YOUR OBJECTIVE »
Using the material below, print a verbatim copy of every line from the one containing "What TikZ code" through the one containing "(112,112) rectangle (559,446);", inclusive, and omit the pictures.

[DATA SECTION start]

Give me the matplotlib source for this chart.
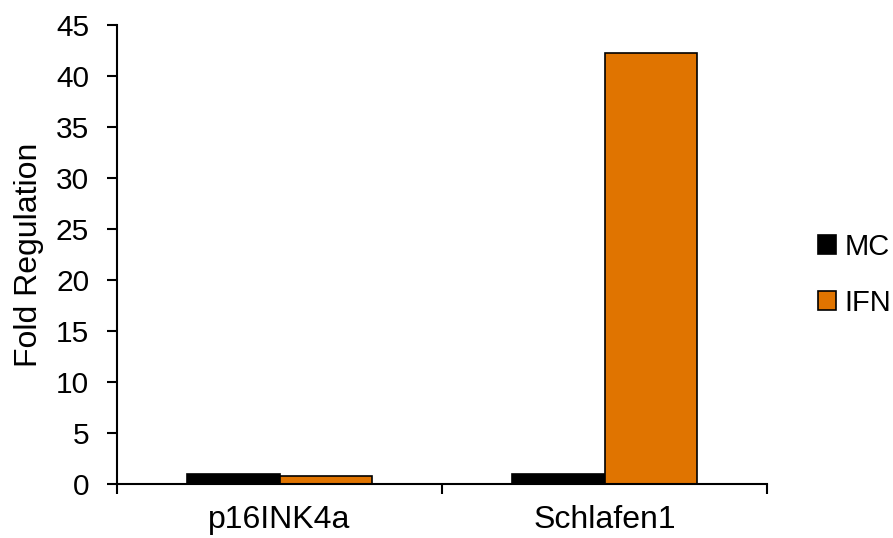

[DATA SECTION end]
[DATA SECTION start]

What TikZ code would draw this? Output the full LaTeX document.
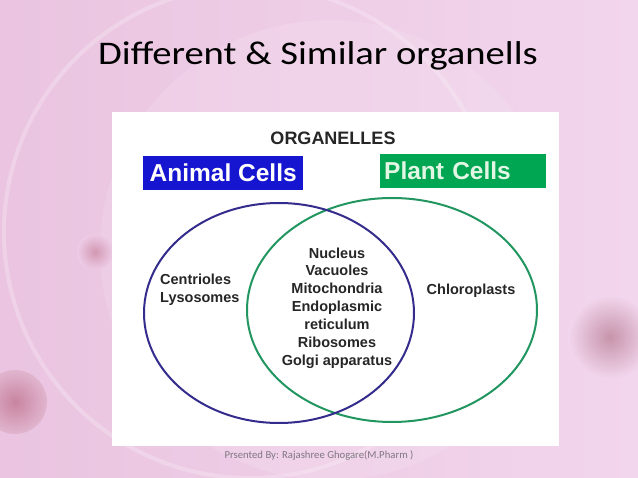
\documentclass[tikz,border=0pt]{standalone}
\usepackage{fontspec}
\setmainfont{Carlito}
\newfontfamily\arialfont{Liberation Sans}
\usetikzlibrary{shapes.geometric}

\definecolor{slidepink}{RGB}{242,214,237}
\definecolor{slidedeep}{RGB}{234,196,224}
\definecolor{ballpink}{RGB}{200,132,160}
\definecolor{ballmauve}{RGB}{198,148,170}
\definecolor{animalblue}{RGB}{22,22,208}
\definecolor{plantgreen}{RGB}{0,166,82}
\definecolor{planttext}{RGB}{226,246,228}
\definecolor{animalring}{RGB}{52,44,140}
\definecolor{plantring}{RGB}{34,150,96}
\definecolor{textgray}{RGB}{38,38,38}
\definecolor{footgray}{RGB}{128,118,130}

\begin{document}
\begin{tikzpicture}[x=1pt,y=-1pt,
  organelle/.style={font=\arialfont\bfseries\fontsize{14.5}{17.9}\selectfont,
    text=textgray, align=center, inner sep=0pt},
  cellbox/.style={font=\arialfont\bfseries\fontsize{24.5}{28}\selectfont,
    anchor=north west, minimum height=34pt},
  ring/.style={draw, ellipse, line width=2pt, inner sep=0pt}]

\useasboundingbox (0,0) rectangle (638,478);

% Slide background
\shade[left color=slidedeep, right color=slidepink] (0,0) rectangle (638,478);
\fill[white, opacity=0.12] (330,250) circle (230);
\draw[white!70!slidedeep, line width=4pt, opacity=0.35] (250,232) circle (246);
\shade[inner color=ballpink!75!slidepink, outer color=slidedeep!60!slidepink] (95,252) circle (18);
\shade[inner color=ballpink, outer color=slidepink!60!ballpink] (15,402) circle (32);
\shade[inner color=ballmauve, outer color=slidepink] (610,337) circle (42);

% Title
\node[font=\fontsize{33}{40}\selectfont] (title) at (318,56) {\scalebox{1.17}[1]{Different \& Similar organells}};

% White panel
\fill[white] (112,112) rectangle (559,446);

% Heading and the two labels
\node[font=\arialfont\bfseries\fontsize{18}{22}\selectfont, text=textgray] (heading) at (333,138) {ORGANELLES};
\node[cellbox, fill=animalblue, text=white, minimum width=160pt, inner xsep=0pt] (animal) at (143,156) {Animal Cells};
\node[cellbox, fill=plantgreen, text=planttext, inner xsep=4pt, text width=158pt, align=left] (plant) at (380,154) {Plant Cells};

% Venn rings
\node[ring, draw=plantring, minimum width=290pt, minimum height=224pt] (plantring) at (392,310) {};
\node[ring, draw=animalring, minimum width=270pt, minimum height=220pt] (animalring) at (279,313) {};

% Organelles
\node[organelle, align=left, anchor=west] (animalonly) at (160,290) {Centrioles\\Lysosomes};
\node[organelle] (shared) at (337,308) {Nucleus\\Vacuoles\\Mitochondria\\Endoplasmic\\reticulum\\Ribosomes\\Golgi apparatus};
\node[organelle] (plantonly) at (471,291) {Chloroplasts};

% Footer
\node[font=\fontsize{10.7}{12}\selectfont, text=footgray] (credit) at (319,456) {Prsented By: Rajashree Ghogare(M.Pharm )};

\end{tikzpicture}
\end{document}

[DATA SECTION end]

RESPONSE FOR THIS EXERCISE »
What TikZ code would draw this? Output the full LaTeX document.
\documentclass[tikz,border=0pt]{standalone}
\usepackage{fontspec}
\setmainfont{Carlito}
\newfontfamily\arialfont{Liberation Sans}
\usetikzlibrary{shapes.geometric}

\definecolor{slidepink}{RGB}{242,214,237}
\definecolor{slidedeep}{RGB}{234,196,224}
\definecolor{ballpink}{RGB}{200,132,160}
\definecolor{ballmauve}{RGB}{198,148,170}
\definecolor{animalblue}{RGB}{22,22,208}
\definecolor{plantgreen}{RGB}{0,166,82}
\definecolor{planttext}{RGB}{226,246,228}
\definecolor{animalring}{RGB}{52,44,140}
\definecolor{plantring}{RGB}{34,150,96}
\definecolor{textgray}{RGB}{38,38,38}
\definecolor{footgray}{RGB}{128,118,130}

\begin{document}
\begin{tikzpicture}[x=1pt,y=-1pt,
  organelle/.style={font=\arialfont\bfseries\fontsize{14.5}{17.9}\selectfont,
    text=textgray, align=center, inner sep=0pt},
  cellbox/.style={font=\arialfont\bfseries\fontsize{24.5}{28}\selectfont,
    anchor=north west, minimum height=34pt},
  ring/.style={draw, ellipse, line width=2pt, inner sep=0pt}]

\useasboundingbox (0,0) rectangle (638,478);

% Slide background
\shade[left color=slidedeep, right color=slidepink] (0,0) rectangle (638,478);
\fill[white, opacity=0.12] (330,250) circle (230);
\draw[white!70!slidedeep, line width=4pt, opacity=0.35] (250,232) circle (246);
\shade[inner color=ballpink!75!slidepink, outer color=slidedeep!60!slidepink] (95,252) circle (18);
\shade[inner color=ballpink, outer color=slidepink!60!ballpink] (15,402) circle (32);
\shade[inner color=ballmauve, outer color=slidepink] (610,337) circle (42);

% Title
\node[font=\fontsize{33}{40}\selectfont] (title) at (318,56) {\scalebox{1.17}[1]{Different \& Similar organells}};

% White panel
\fill[white] (112,112) rectangle (559,446);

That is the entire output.